“Ideas are the only real currency”
Gamasutra sister site Game Career Guide recently posted advice on safeguarding your ideas, and the internets would probably be a nicer place if more people read some of that advice and took it to heart;
“It really is important to make sure all our readers know upfront that one idea isn’t worth diddley-doddley, as Ned Flanders would say. One idea is nothing. Even killer ideas are a dime a dozen.”
Now, while I certainly recognize that plagiarism is frequently occurring out there, I would argue that, as Edison said, invention is 1% inspiration, and 99% perspiration. Making games is hard work and anyone with some experience in design will tell you that it’s very, very rare to get it right the first time. In order to make something that’s actually enjoyable, you need to evaluate it, refine it by adding and detracting things, balance conditions and you’re still not guaranteed to have something more than what amounted to a “good idea on paper, but…”
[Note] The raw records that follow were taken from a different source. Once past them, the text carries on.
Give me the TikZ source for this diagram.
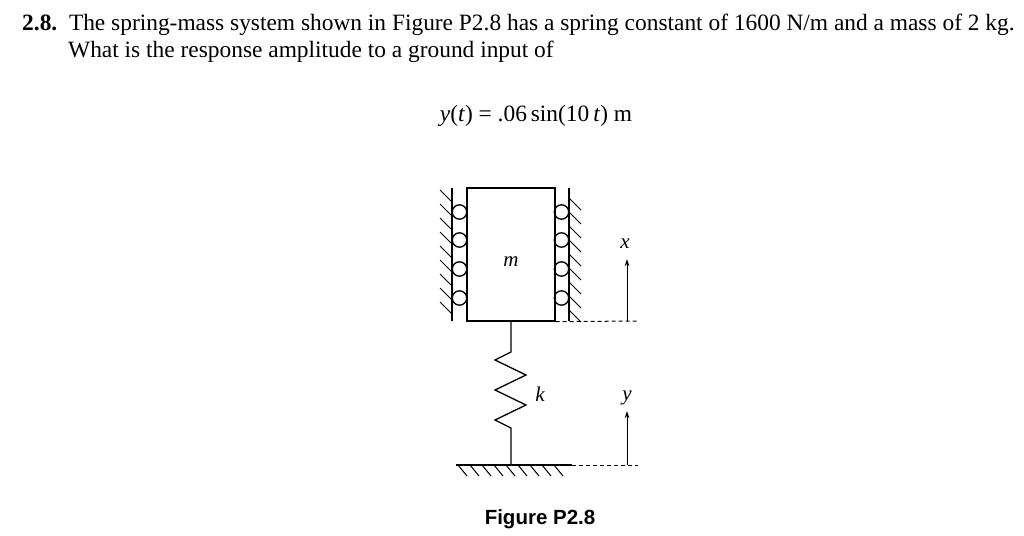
\documentclass[tikz,border=0pt]{standalone}
\usepackage{fontspec}
\usetikzlibrary{arrows.meta}
\setmainfont{Liberation Serif}
\newfontfamily\figfont{Liberation Sans}
\begin{document}
\begin{tikzpicture}[x=1pt,y=-1pt,
  ln/.style={line width=1.3pt},
  hat/.style={line width=1pt},
  dsh/.style={line width=1pt,dash pattern=on 4pt off 3pt},
  arr/.style={line width=1pt,-{Stealth[length=7pt,width=4.5pt]}},
  txt/.style={inner sep=0pt,font=\fontsize{23.4}{27}\selectfont},
  lab/.style={inner sep=0pt,font=\fontsize{21}{24}\selectfont\itshape}]
\useasboundingbox (0,0) rectangle (1024,535);
\node[txt,anchor=base west] (l1) at (22,31) {\textbf{2.8.}\ \ The spring-mass system shown in Figure P2.8 has a spring constant of 1600 N/m and a mass of 2 kg.};
\node[txt,anchor=base west] (l2) at (68,57) {What is the response amplitude to a ground input of};
\node[txt,anchor=base] (eq) at (536,121) {\textit{y}(\textit{t}) = .06\,sin(10\,\textit{t}) m};
% mass
\node[draw,ln,minimum width=88pt,minimum height=133pt,inner sep=0pt] (m) at (511,254.5) {};
\node[lab] (ml) at (511,262) {m};
% walls
\draw[ln] (452,188) coordinate (lw1) -- (452,321) coordinate (lw2);
\draw[ln] (569,188) coordinate (rw1) -- (569,321) coordinate (rw2);
\foreach \yy in {202,216,230,244,258,272,286,300,314}{
  \draw[hat] (452,\yy) -- (440,\yy-12);
}
\foreach \yy in {198,212,226,240,254,268,282,296,310}{
  \draw[hat] (569,\yy) -- (581,\yy+12);
}
\foreach \yy in {212,240,269,298}{
  \draw[ln] (459.5,\yy) circle (7.2);
  \draw[ln] (561.5,\yy) circle (7.2);
}
% spring
\coordinate (g) at (511,465);
\draw[ln] (m.south) -- (511,352) -- (495,360) -- (526,375) -- (495,390) -- (526,405) -- (495,420) -- (511,428) -- (g);
\node[lab] (kl) at (540,394) {k};
% ground
\draw[ln] (456,465) coordinate (g1) -- (572,465) coordinate (g2);
\foreach \xx in {458,470,482,494,506,518,530,542,554}{
  \draw[hat] (\xx,465) -- (\xx+9,476);
}
% dashed and arrows
\coordinate (dx) at (638,321);
\coordinate (dy) at (638,465);
\draw[dsh] (m.south east) -- (dx);
\draw[dsh] (g2) -- (dy);
\coordinate (ax0) at (627,321);
\coordinate (ax1) at (627,259);
\coordinate (ay0) at (627,465);
\coordinate (ay1) at (627,411);
\draw[arr] (ax0) -- (ax1);
\draw[arr] (ay0) -- (ay1);
\node[lab] (xl) at (625,244) {x};
\node[lab] (yl) at (627,398) {y};
\node[inner sep=0pt,font=\figfont\bfseries\fontsize{20.5}{24}\selectfont] (cap) at (540,519) {Figure P2.8};
\end{tikzpicture}
\end{document}
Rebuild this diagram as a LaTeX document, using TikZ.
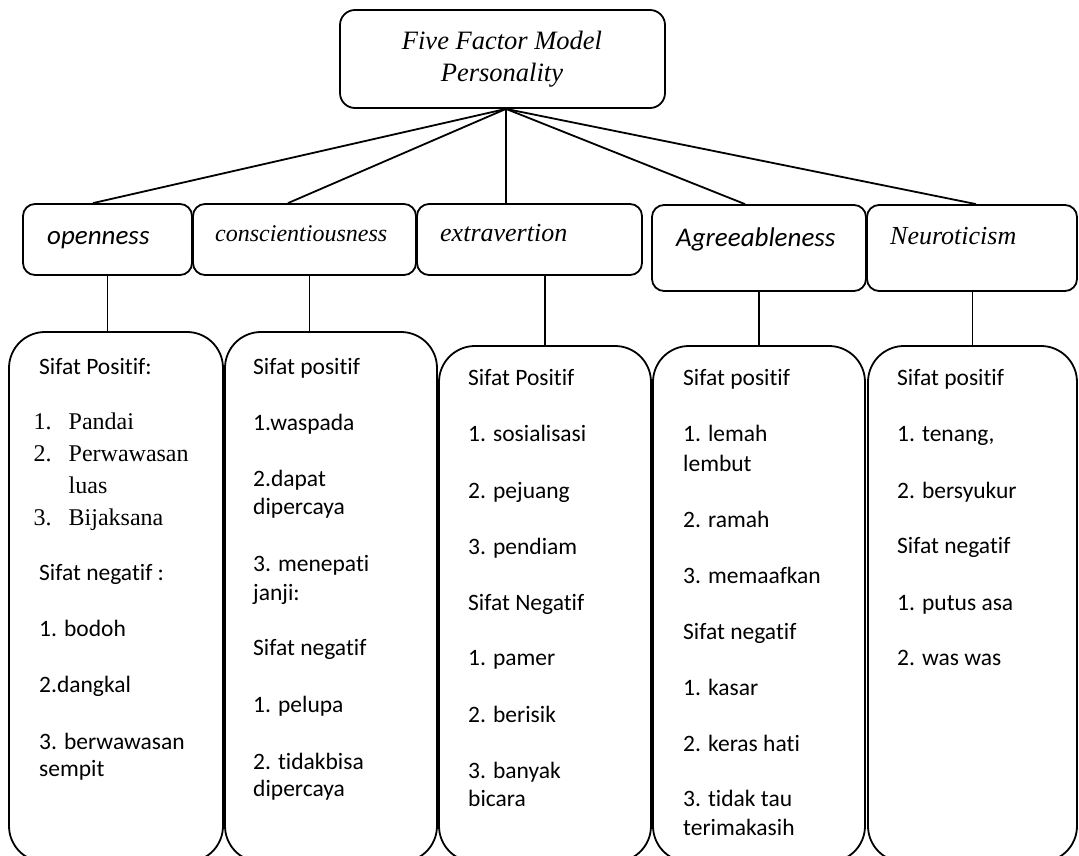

“…He talks at one point about trying to sell a game to a publisher by explaining the idea to the executives verbally and on paper, which failed. He went back to his team and told them they would have to try again, but instead of showing documents, they would show a trailer, a visual representation of the game they wanted to make. And that’s how they sold the idea.”
Publishers frequently get demonized for turning down original concepts by startups, and while there may be some merit to this argument there’s also a reason selling something as a startup is more difficult: you have to prove that you’re capable of going the distance.
I won’t neglect that a good, simple-to-implement idea can make or break a game, but even if plagiarism is bad form I would consider it infinitely worse to withhold a good idea from the world just because you can’t possibly profit from it yourself.